TO BE DONE
Give an exact transcription of every line, dropping the images.

GIVEN MATERIAL
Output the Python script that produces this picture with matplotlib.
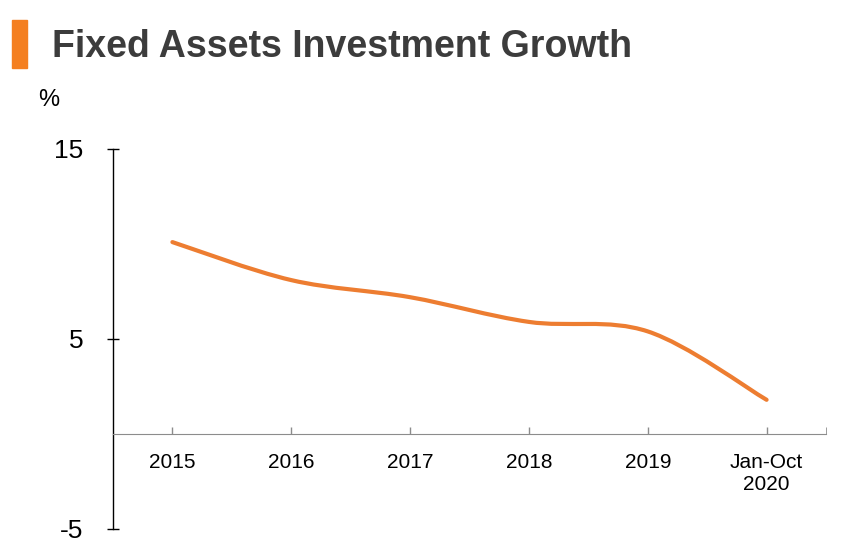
import numpy as np
import matplotlib.pyplot as plt
from matplotlib.path import Path
from matplotlib.patches import PathPatch, Rectangle

plt.rcParams['font.family'] = ['Liberation Sans', 'DejaVu Sans']
plt.rcParams['axes.unicode_minus'] = False

categories = ['2015', '2016', '2017', '2018', '2019', 'Jan-Oct\n2020']
growth = [10.1, 8.1, 7.2, 5.9, 5.4, 1.8]

ORANGE = '#ED7D31'

fig = plt.figure(figsize=(8.41, 5.59), dpi=100)
ax = fig.add_axes([113 / 841, 1 - 529 / 559, (826 - 113) / 841, (529 - 149) / 559])

# smoothed line like Excel (cubic bezier, catmull-rom style control points)
x = np.arange(len(growth), dtype=float)
y = np.array(growth, dtype=float)
pts = np.column_stack([x, y])
verts = [pts[0]]
codes = [Path.MOVETO]
for i in range(len(pts) - 1):
    p0 = pts[i - 1] if i > 0 else pts[i]
    p1 = pts[i]
    p2 = pts[i + 1]
    p3 = pts[i + 2] if i + 2 < len(pts) else pts[i + 1]
    c1 = p1 + (p2 - p0) / 6
    c2 = p2 - (p3 - p1) / 6
    verts += [c1, c2, p2]
    codes += [Path.CURVE4] * 3
ax.add_patch(PathPatch(Path(verts, codes), fill=False, edgecolor=ORANGE,
                       lw=3, capstyle='round', zorder=3))

ax.set_xlim(-0.5, len(categories) - 0.5)
ax.set_ylim(-5, 15)
ax.set_yticks([-5, 5, 15])
ax.set_xticks(x)
ax.set_xticklabels(categories)

for s in ['top', 'right']:
    ax.spines[s].set_visible(False)
ax.spines['bottom'].set_position(('data', 0))
ax.spines['bottom'].set_color('#8c8c8c')
ax.spines['left'].set_color('black')
ax.spines['left'].set_linewidth(1)

ax.tick_params(axis='y', direction='inout', length=9, width=1, labelsize=19, pad=17)
ax.tick_params(axis='x', direction='in', length=5, width=1, color='#8c8c8c',
               labelsize=15, pad=14)
ax.set_xticks([len(categories) - 0.5], minor=True)
ax.tick_params(axis='x', which='minor', direction='in', length=5, color='#8c8c8c')

fig.text(38 / 841, 1 - 100 / 559, '%', fontsize=17, va='center', ha='left')
fig.patches.append(Rectangle((12 / 841, 1 - 68 / 559), 15 / 841, 48 / 559,
                             transform=fig.transFigure, color='#F47F20'))
fig.text(52 / 841, 1 - 47 / 559, 'Fixed Assets Investment Growth', fontsize=27,
         fontweight='bold', color='#3c3c3c', va='center', ha='left')

fig.savefig('out.png', dpi=100)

ANSWER TO THIS EXERCISE
Output the Python script that produces this picture with matplotlib.
import numpy as np
import matplotlib.pyplot as plt
from matplotlib.path import Path
from matplotlib.patches import PathPatch, Rectangle

plt.rcParams['font.family'] = ['Liberation Sans', 'DejaVu Sans']
plt.rcParams['axes.unicode_minus'] = False

categories = ['2015', '2016', '2017', '2018', '2019', 'Jan-Oct\n2020']
growth = [10.1, 8.1, 7.2, 5.9, 5.4, 1.8]

ORANGE = '#ED7D31'

fig = plt.figure(figsize=(8.41, 5.59), dpi=100)
ax = fig.add_axes([113 / 841, 1 - 529 / 559, (826 - 113) / 841, (529 - 149) / 559])

# smoothed line like Excel (cubic bezier, catmull-rom style control points)
x = np.arange(len(growth), dtype=float)
y = np.array(growth, dtype=float)
pts = np.column_stack([x, y])
verts = [pts[0]]
codes = [Path.MOVETO]
for i in range(len(pts) - 1):
    p0 = pts[i - 1] if i > 0 else pts[i]
    p1 = pts[i]
    p2 = pts[i + 1]
    p3 = pts[i + 2] if i + 2 < len(pts) else pts[i + 1]
    c1 = p1 + (p2 - p0) / 6
    c2 = p2 - (p3 - p1) / 6
    verts += [c1, c2, p2]
    codes += [Path.CURVE4] * 3
ax.add_patch(PathPatch(Path(verts, codes), fill=False, edgecolor=ORANGE,
                       lw=3, capstyle='round', zorder=3))

ax.set_xlim(-0.5, len(categories) - 0.5)
ax.set_ylim(-5, 15)
ax.set_yticks([-5, 5, 15])
ax.set_xticks(x)
ax.set_xticklabels(categories)

for s in ['top', 'right']:
    ax.spines[s].set_visible(False)
ax.spines['bottom'].set_position(('data', 0))
ax.spines['bottom'].set_color('#8c8c8c')
ax.spines['left'].set_color('black')
ax.spines['left'].set_linewidth(1)

ax.tick_params(axis='y', direction='inout', length=9, width=1, labelsize=19, pad=17)
ax.tick_params(axis='x', direction='in', length=5, width=1, color='#8c8c8c',
               labelsize=15, pad=14)
ax.set_xticks([len(categories) - 0.5], minor=True)
ax.tick_params(axis='x', which='minor', direction='in', length=5, color='#8c8c8c')

fig.text(38 / 841, 1 - 100 / 559, '%', fontsize=17, va='center', ha='left')
fig.patches.append(Rectangle((12 / 841, 1 - 68 / 559), 15 / 841, 48 / 559,
                             transform=fig.transFigure, color='#F47F20'))
fig.text(52 / 841, 1 - 47 / 559, 'Fixed Assets Investment Growth', fontsize=27,
         fontweight='bold', color='#3c3c3c', va='center', ha='left')

fig.savefig('out.png', dpi=100)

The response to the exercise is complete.